- What needs to be done:
Using the listing beneath this task, count the lines with the word "script" and write only the result.

- Data to use:
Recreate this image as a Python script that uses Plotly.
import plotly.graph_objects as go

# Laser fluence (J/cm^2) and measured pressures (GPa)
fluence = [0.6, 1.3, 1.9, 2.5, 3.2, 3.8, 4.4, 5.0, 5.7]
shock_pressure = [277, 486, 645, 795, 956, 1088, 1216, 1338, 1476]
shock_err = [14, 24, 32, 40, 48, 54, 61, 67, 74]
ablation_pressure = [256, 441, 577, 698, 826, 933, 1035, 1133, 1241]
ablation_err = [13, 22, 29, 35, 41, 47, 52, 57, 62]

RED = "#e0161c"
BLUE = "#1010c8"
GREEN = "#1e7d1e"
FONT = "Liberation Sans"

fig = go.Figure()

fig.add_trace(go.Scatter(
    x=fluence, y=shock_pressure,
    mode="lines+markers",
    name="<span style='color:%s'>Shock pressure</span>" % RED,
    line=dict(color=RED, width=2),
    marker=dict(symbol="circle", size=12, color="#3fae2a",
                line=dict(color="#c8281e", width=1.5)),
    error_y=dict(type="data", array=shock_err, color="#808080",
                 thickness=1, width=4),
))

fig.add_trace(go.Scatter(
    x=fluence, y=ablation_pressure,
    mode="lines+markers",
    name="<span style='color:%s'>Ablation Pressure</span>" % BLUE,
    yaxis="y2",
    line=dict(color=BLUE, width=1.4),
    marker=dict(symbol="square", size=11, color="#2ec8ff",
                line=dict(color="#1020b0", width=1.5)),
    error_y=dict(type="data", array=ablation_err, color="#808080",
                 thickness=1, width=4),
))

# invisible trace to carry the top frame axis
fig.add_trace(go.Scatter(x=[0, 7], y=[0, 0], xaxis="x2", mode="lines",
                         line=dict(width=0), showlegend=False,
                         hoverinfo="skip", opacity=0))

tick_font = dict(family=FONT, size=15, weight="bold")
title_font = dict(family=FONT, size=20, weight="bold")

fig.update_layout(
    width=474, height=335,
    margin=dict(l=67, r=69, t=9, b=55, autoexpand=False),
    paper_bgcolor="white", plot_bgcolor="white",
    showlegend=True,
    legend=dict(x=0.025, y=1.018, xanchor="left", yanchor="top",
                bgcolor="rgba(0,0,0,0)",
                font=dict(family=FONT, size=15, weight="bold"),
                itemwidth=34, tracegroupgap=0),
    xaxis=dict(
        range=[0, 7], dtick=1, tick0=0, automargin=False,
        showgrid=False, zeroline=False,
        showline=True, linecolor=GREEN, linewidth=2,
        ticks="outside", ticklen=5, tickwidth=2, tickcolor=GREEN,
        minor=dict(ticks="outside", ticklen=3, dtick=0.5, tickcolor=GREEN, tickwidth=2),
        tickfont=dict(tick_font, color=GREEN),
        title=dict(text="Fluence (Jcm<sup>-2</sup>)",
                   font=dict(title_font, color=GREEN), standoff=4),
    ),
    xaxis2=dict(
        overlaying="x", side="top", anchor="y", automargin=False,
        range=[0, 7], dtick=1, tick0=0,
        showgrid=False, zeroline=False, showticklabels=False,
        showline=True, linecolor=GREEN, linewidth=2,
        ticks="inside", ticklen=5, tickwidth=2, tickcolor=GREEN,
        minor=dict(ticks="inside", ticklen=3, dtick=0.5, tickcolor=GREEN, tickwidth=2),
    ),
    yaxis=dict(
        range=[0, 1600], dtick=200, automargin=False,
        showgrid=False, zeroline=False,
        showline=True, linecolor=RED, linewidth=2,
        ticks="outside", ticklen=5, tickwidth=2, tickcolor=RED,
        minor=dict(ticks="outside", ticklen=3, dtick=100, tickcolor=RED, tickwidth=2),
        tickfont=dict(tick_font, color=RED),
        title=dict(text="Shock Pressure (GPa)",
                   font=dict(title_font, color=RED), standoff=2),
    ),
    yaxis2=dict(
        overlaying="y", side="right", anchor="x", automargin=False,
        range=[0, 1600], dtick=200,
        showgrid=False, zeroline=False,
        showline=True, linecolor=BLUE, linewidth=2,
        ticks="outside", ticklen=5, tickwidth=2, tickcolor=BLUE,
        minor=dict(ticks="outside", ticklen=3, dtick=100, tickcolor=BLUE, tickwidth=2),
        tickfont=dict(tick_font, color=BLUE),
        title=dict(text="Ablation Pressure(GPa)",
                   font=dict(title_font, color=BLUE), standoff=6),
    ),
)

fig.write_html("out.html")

--

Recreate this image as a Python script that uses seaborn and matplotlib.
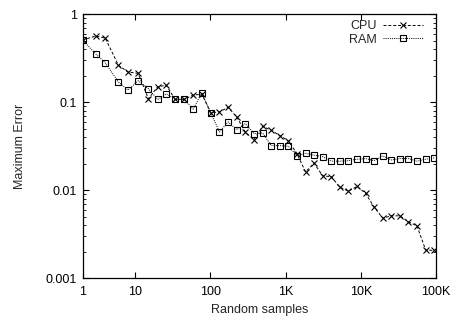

- Answer to the problem:
2